Exercise goal
Restate the lines word for word, from the first line of the records through the line containing "(0,0) rectangle (974,920);". Leave out the pictures and anything after that line.

Given entries
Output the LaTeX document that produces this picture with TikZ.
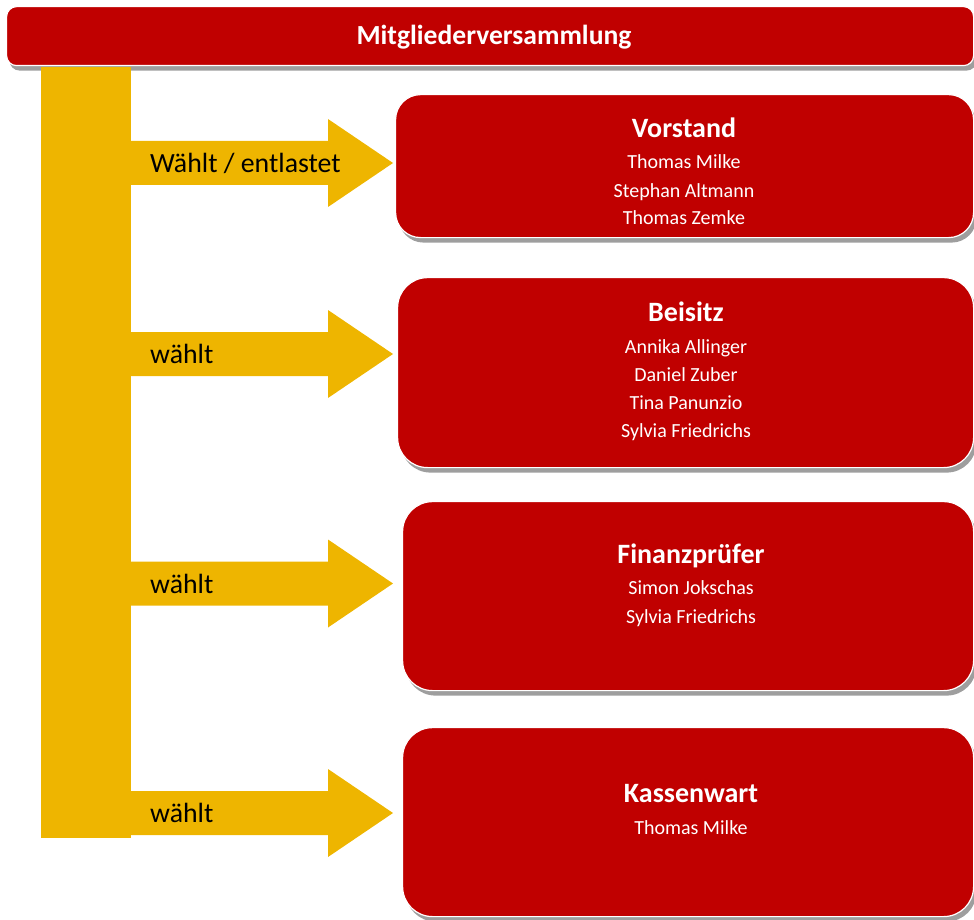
\documentclass[tikz,border=0pt]{standalone}
\usepackage{fontspec}
\setmainfont{Carlito}
\usetikzlibrary{shadows}
\definecolor{vred}{RGB}{192,0,0}
\definecolor{vgold}{RGB}{238,181,0}
\definecolor{vshadow}{RGB}{158,158,158}
\begin{document}
\begin{tikzpicture}[x=1pt,y=-1pt,
  redbox/.style={fill=vred, draw=white, line width=1.2pt, inner sep=0pt,
    drop shadow={shadow xshift=3pt,shadow yshift=-5pt,fill=vshadow,opacity=1}},
  boxtitle/.style={text=white, font=\fontsize{28}{32}\selectfont\bfseries, anchor=base, inner sep=0pt},
  boxname/.style={text=white, font=\fontsize{20}{24}\selectfont, anchor=base, inner sep=0pt},
  arrowlabel/.style={text=black, font=\fontsize{27.8}{32}\selectfont, anchor=base west, inner sep=0pt},
  fatarrow/.pic={\fill[vgold] (0,-22) -- (197,-22) -- (197,-44) -- (262,0) -- (197,44) -- (197,22) -- (0,22) -- cycle;}
]
\useasboundingbox (0,0) rectangle (974,920);

% top bar
\node[redbox, rounded corners=10pt, minimum width=967pt, minimum height=59pt, anchor=north west] (mv) at (6,6) {};
\node[text=white, font=\fontsize{27.6}{32}\selectfont\bfseries, anchor=base, inner sep=0pt] (mvtext) at (494,45) {Mitgliederversammlung};

% boxes
\node[redbox, rounded corners=25pt, minimum width=578pt, minimum height=143pt, anchor=north west] (vor) at (395,94) {};
\node[redbox, rounded corners=30pt, minimum width=576pt, minimum height=190pt, anchor=north west] (bei) at (397,277) {};
\node[redbox, rounded corners=30pt, minimum width=571pt, minimum height=189pt, anchor=north west] (fin) at (402,501) {};
\node[redbox, rounded corners=30pt, minimum width=571pt, minimum height=189pt, anchor=north west] (kas) at (402,727) {};

% vertical bar
\node[fill=vgold, inner sep=0pt, minimum width=90pt, minimum height=771pt, anchor=north west] (bar) at (41,67) {};

% arrows
\coordinate (a1) at (131,163);
\coordinate (a2) at (131,354);
\coordinate (a3) at (131,583.5);
\coordinate (a4) at (131,813);
\pic at (a1) {fatarrow};
\pic at (a2) {fatarrow};
\pic at (a3) {fatarrow};
\pic at (a4) {fatarrow};

\node[arrowlabel] (l1) at (150,172.5) {Wählt / entlastet};
\node[arrowlabel] (l2) at (150,363.5) {wählt};
\node[arrowlabel] (l3) at (150,593) {wählt};
\node[arrowlabel] (l4) at (150,822.5) {wählt};

% Vorstand
\node[boxtitle] (vt) at (684,137.5) {Vorstand};
\node[boxname] (v1) at (684,169) {Thomas Milke};
\node[boxname] (v2) at (684,197) {Stephan Altmann};
\node[boxname] (v3) at (684,225) {Thomas Zemke};

% Beisitz
\node[boxtitle] (bt) at (686,321.5) {Beisitz};
\node[boxname] (b1) at (686,353) {Annika Allinger};
\node[boxname] (b2) at (686,381) {Daniel Zuber};
\node[boxname] (b3) at (686,409) {Tina Panunzio};
\node[boxname] (b4) at (686,437) {Sylvia Friedrichs};

% Finanzpruefer
\node[boxtitle] (ft) at (691,563.5) {Finanzprüfer};
\node[boxname] (f1) at (691,594) {Simon Jokschas};
\node[boxname] (f2) at (691,623) {Sylvia Friedrichs};

% Kassenwart
\node[boxtitle] (kt) at (691,802.5) {Kassenwart};
\node[boxname] (k1) at (691,834) {Thomas Milke};
\end{tikzpicture}
\end{document}
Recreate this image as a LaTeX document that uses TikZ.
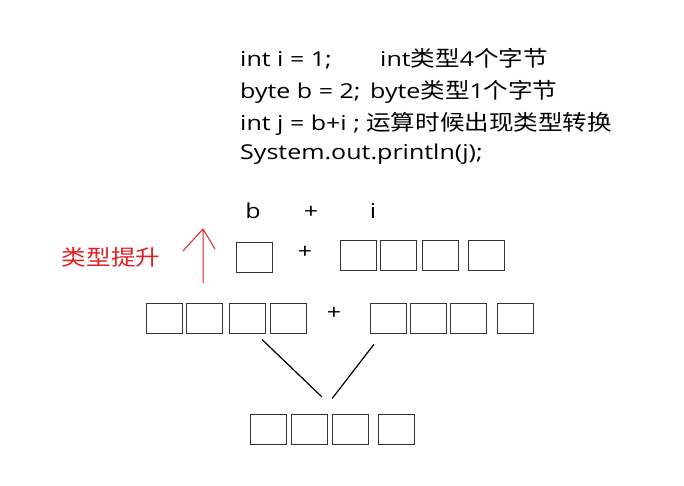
\documentclass[tikz,border=0pt]{standalone}
\usepackage{fontspec}
\setmainfont{Open Sans}[FakeStretch=1.22]
\newfontfamily\cjk{Noto Sans CJK SC}[Scale=1.05,FakeStretch=1.14]
\definecolor{upred}{RGB}{225,30,35}
\begin{document}
\begin{tikzpicture}[x=1pt,y=-1pt,font=\fontsize{20.5}{25}\selectfont,
	cell/.style={draw=black!80,line width=1pt,minimum width=36pt,minimum height=30pt,inner sep=0pt},
	code/.style={anchor=base west,inner sep=0pt}]
	\useasboundingbox (0,0) rectangle (684,486);
	% the four lines of code
	\node[code] (L1) at (240,67) {int i = 1;};
	\node[code] (C1) at (380,67) {int{\cjk 类型}4{\cjk 个字节}};
	\node[code] (L2) at (240,99) {byte b = 2;};
	\node[code] (C2) at (370,99) {byte{\cjk 类型}1{\cjk 个字节}};
	\node[code] (L3) at (240,131) {int j = b+i ; {\cjk 运算时候出现类型转换}};
	\node[code] (L4) at (240,160) {System.out.println(j);};
	% b + i
	\node (b) at (253,211) {b};
	\node (p0) at (311,212) {+};
	\node (i) at (373,211) {i};
	% boxes
	\foreach \n/\x/\y in {B/254.5/257,I1/358.3/255.3,I2/398.7/255.3,I3/440.2/255.3,I4/486.7/255.3,
		P1/164.2/318,P2/204.2/318,P3/247.5/318,P4/288.7/318,
		Q1/388.3/318,Q2/428.7/318,Q3/468.7/318,Q4/515.8/318,
		R1/268.5/429.7,R2/309.5/429.7,R3/350/429.7,R4/396.8/429.7}
		\node[cell] (\n) at (\x,\y) {};
	\node (p1) at (305,252) {+};
	\node (p2) at (334,313) {+};
	% promotion arrow
	\node[text=upred,font=\cjk\fontsize{20.5}{25}\selectfont] (up) at (111,257) {类型提升};
	\path (203,283) coordinate (T) (203,229) coordinate (H) (183,251) coordinate (H1) (215,249) coordinate (H2);
	\draw[upred,line width=1pt] (T)--(H) (H1)--(H)--(H2);
	% merge lines
	\path (321.7,396.7) coordinate (M1) (332.3,398.3) coordinate (M2);
	\draw[line width=1.2pt] (P3.south east)++(-4,6) -- (M1);
	\draw[line width=1.2pt] (Q1.south west)++(4,11) -- (M2);
\end{tikzpicture}
\end{document}
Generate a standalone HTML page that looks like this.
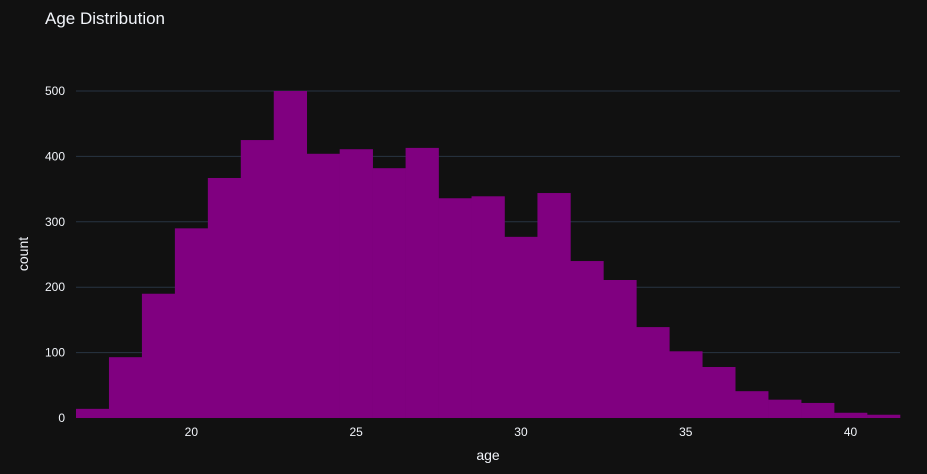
<!DOCTYPE html>
<html><head><meta charset="utf-8"><style>
html,body{margin:0;padding:0;background:#111111;}
svg{display:block;font-family:"Liberation Sans",sans-serif;}
</style></head><body>
<svg id="chart" width="927" height="474">
<rect width="927" height="474" fill="#111111"/>
<text x="45" y="24" fill="#f2f5fa" font-size="17">Age Distribution</text>
<g id="grid"></g><g id="bars"></g><g id="axes"></g>
<text x="488" y="460" fill="#f2f5fa" font-size="14" text-anchor="middle">age</text>
<text x="28" y="254" fill="#f2f5fa" font-size="14" text-anchor="middle" transform="rotate(-90 28 254)">count</text>
</svg>
<script>
const binStarts=[16.5,17.5,18.5,19.5,20.5,21.5,22.5,23.5,24.5,25.5,26.5,27.5,28.5,29.5,30.5,31.5,32.5,33.5,34.5,35.5,36.5,37.5,38.5,39.5,40.5];
const counts=[14,93,190,290,367,425,500,404,411,382,413,336,339,277,344,240,211,139,102,78,41,28,23,8,5];
const xTicks=[20,25,30,35,40];
const yTicks=[0,100,200,300,400,500];
const binWidth=1;
const X0=76,X1=900,Y0=418,Y1=91;
const xMin=16.5,xMax=41.5,yMax=500;
const sx=v=>X0+(v-xMin)/(xMax-xMin)*(X1-X0);
const sy=v=>Y0-v/yMax*(Y0-Y1);
const NS="http://www.w3.org/2000/svg";
const grid=document.getElementById('grid'),bars=document.getElementById('bars'),axes=document.getElementById('axes');
yTicks.forEach(t=>{
  if(t>0){const l=document.createElementNS(NS,'line');
  l.setAttribute('x1',X0);l.setAttribute('x2',X1);l.setAttribute('y1',sy(t));l.setAttribute('y2',sy(t));
  l.setAttribute('stroke','#283442');l.setAttribute('stroke-width','1');
  
  
  grid.appendChild(l);}
  const tx=document.createElementNS(NS,'text');
  tx.setAttribute('x',X0-11);tx.setAttribute('y',sy(t)+4);tx.setAttribute('fill','#f2f5fa');
  tx.setAttribute('font-size','12');tx.setAttribute('text-anchor','end');tx.textContent=t;
  
  
  axes.appendChild(tx);
});
xTicks.forEach(t=>{
  const tx=document.createElementNS(NS,'text');
  tx.setAttribute('x',sx(t));tx.setAttribute('y',Y0+18);tx.setAttribute('fill','#f2f5fa');
  tx.setAttribute('font-size','12');tx.setAttribute('text-anchor','middle');tx.textContent=t;
  
  
  axes.appendChild(tx);
});
binStarts.forEach((b,i)=>{
  const r=document.createElementNS(NS,'rect');
  const x=sx(b),w=sx(b+binWidth)-x,y=sy(counts[i]);
  r.setAttribute('x',x);r.setAttribute('width',w+0.3);r.setAttribute('y',y);r.setAttribute('height',Y0-y);
  r.setAttribute('fill','#800080');
  
  
  bars.appendChild(r);
});
</script>
</body></html>
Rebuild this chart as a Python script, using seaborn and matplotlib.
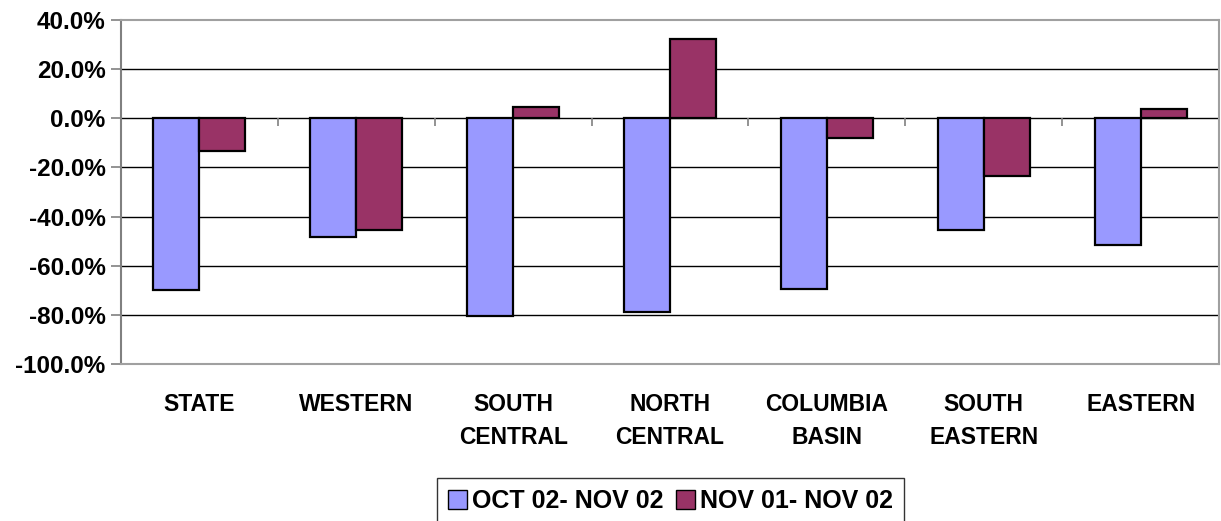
import matplotlib
matplotlib.use("Agg")
import matplotlib.pyplot as plt
import seaborn as sns
import pandas as pd
from matplotlib.patches import Patch
from matplotlib.ticker import FuncFormatter

categories = ["STATE", "WESTERN", "SOUTH\nCENTRAL", "NORTH\nCENTRAL",
              "COLUMBIA\nBASIN", "SOUTH\nEASTERN", "EASTERN"]
series_names = ["OCT 02- NOV 02", "NOV 01- NOV 02"]
oct_nov = [-70.0, -48.2, -80.6, -79.0, -69.3, -45.6, -51.4]
nov_nov = [-13.2, -45.6, 4.8, 32.4, -8.1, -23.6, 3.9]
y_ticks = [-100, -80, -60, -40, -20, 0, 20, 40]
colors = ["#9999FF", "#993366"]

df = pd.DataFrame({
    "region": categories * 2,
    "series": [series_names[0]] * len(categories) + [series_names[1]] * len(categories),
    "value": oct_nov + nov_nov,
})

sns.set_style("white")
plt.rcParams["font.family"] = ["Liberation Sans", "DejaVu Sans"]
plt.rcParams["font.weight"] = "bold"
plt.rcParams["text.color"] = "black"
plt.rcParams["xtick.labelcolor"] = "black"
plt.rcParams["ytick.labelcolor"] = "black"

fig = plt.figure(figsize=(12.21, 5.21), dpi=100)
ax = fig.add_axes([0.0991, 0.3013, 0.8993, 0.6603])

# gridlines behind the bars
for t in y_ticks[1:-1]:
    ax.axhline(t, color="black", lw=1.0, zorder=0)

sns.barplot(data=df, x="region", y="value", hue="series", palette=colors,
            saturation=1, width=0.586, gap=0, edgecolor="black", linewidth=1.6,
            legend=False, ax=ax, zorder=2)

ax.set_xlim(-0.5, len(categories) - 0.5)
ax.set_ylim(-100, 40)
ax.set_yticks(y_ticks)
ax.yaxis.set_major_formatter(FuncFormatter(lambda v, p: f"{v:.1f}%"))
ax.tick_params(axis="y", which="major", left=True, length=7, width=1.2,
               color="#808080", labelcolor="black", labelsize=17.5, pad=4)
ax.tick_params(axis="x", length=0, labelcolor="black", labelsize=16.5, pad=21)
for lbl in ax.get_xticklabels():
    lbl.set_linespacing(1.55)
    lbl.set_fontweight("bold")
for lbl in ax.get_yticklabels():
    lbl.set_fontweight("bold")
ax.set_xlabel("")
ax.set_ylabel("")

# category boundary ticks hanging below the zero line
ax.vlines([i + 0.5 for i in range(len(categories) - 1)], -3.2, 0,
          color="#808080", lw=1.2, zorder=1)

for s in ["top", "bottom", "left", "right"]:
    ax.spines[s].set_visible(True)
    ax.spines[s].set_color("#A0A0A0")
    ax.spines[s].set_linewidth(1.5)
ax.spines["left"].set_color("#808080")

handles = [Patch(facecolor=c, edgecolor="black", linewidth=1.0) for c in colors]
leg = fig.legend(handles, series_names, loc="upper center",
                 bbox_to_anchor=(0.549, 0.0825), ncol=2, frameon=True,
                 fancybox=False, edgecolor="black",
                 prop={"weight": "bold", "size": 18},
                 handlelength=0.75, handleheight=0.75, handletextpad=0.2,
                 columnspacing=0.5, borderpad=0.45, borderaxespad=0)
leg.get_frame().set_linewidth(1.0)
for t in leg.get_texts():
    t.set_color("black")

fig.savefig("out.png", dpi=100)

Reply
Output the LaTeX document that produces this picture with TikZ.
\documentclass[tikz,border=0pt]{standalone}
\usepackage{fontspec}
\setmainfont{Carlito}
\usetikzlibrary{shadows}
\definecolor{vred}{RGB}{192,0,0}
\definecolor{vgold}{RGB}{238,181,0}
\definecolor{vshadow}{RGB}{158,158,158}
\begin{document}
\begin{tikzpicture}[x=1pt,y=-1pt,
  redbox/.style={fill=vred, draw=white, line width=1.2pt, inner sep=0pt,
    drop shadow={shadow xshift=3pt,shadow yshift=-5pt,fill=vshadow,opacity=1}},
  boxtitle/.style={text=white, font=\fontsize{28}{32}\selectfont\bfseries, anchor=base, inner sep=0pt},
  boxname/.style={text=white, font=\fontsize{20}{24}\selectfont, anchor=base, inner sep=0pt},
  arrowlabel/.style={text=black, font=\fontsize{27.8}{32}\selectfont, anchor=base west, inner sep=0pt},
  fatarrow/.pic={\fill[vgold] (0,-22) -- (197,-22) -- (197,-44) -- (262,0) -- (197,44) -- (197,22) -- (0,22) -- cycle;}
]
\useasboundingbox (0,0) rectangle (974,920);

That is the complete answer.